As an initial matter, I note that RWT is not necessarily relieved of vicarious liability for malicious prosecution solely because it is an intentional tort. There are numerous decisions finding employers vicariously liable for the intentional torts of their employees. See, e.g., Patterson, 172 S.W.3d at 363 (holding that a car dealership could be held vicariously liable for the intentional tort of its employee, who shot out the tires of the plaintiff’s truck during a repossession attempt); Frederick v. Collins, 378 S.W.2d 617 (Ky.1964) (holding a store vicariously liable for wrongful death when its employee shot and killed a customer); Dennert v. Dee, 308 Ky. 687, 215 S.W.2d 575 (1948) (holding the proprietors of a saloon vicariously liable for a bouncer’s assault and battery of a patron); Fournier v. Churchill Downs-Latonia, 292 Ky. 215, 166 S.W.2d 38 (1942) (holding a racetrack vicariously hable when its security guard assaulted the plaintiff with a club); J.J. Newberry Co. v. Judd, 259 Ky. 309, 82 S.W.2d 359 (1935) (holding a store vicariously hable when its assistant manager falsely imprisoned the plaintiff). These cases correctly concluded that an employee’s intentional tort can be within the scope of his employment. This occurs when the intentional conduct is closely related to the employment. Booker, 350 F.3d at 518.

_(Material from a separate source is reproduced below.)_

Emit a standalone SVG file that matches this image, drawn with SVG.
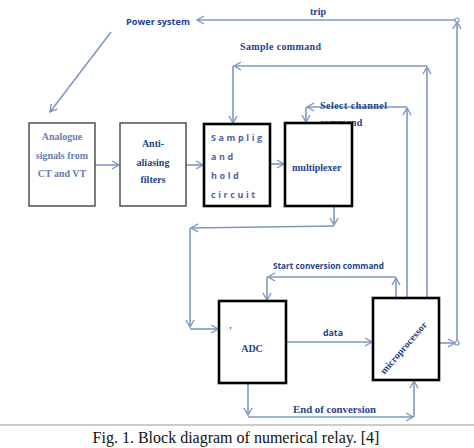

In this matter, there is evidence that Burke was acting within the scope of his employment at the time the unlawful imprisonment charge, which was based on events that allegedly occurred on the job, was filed. After stating that he had been held captive against his will at McCoy’s office, Burke told his coworkers that he did not want to call the police, nor press charges. Despite this, Burke’s supervisors recommended that the police be called and actually made the call. RWT management even provided a written statement to the police. It was primarily those managers, not Burke, who wanted the charge brought against McCoy. Burke only did so at the advice and direction of RWT, his employer. These facts, which tend to show that RWT was not just a mere bystander to the tort, are sufficient to preclude summary judgment. See Paintsville Hosp. Co. v. Rose, 683 S.W.2d 255, 256 (Ky.1985) (“[Summary judgment] is only proper where the movant shows that the adverse party could not prevail under any circumstances.”).
While I believe without a doubt that the scope of employment issue should be for the jury to decide, I do not mean to suggest that McCoy will necessarily prevail against RWT on his malicious prosecution claim. I do, however, believe that the present case should proceed on the merits, regardless of the anticipated outcome, because RWT entangled itself in the controversy between Burke and McCoy by making its reporting an employment-related matter. I therefore dissent.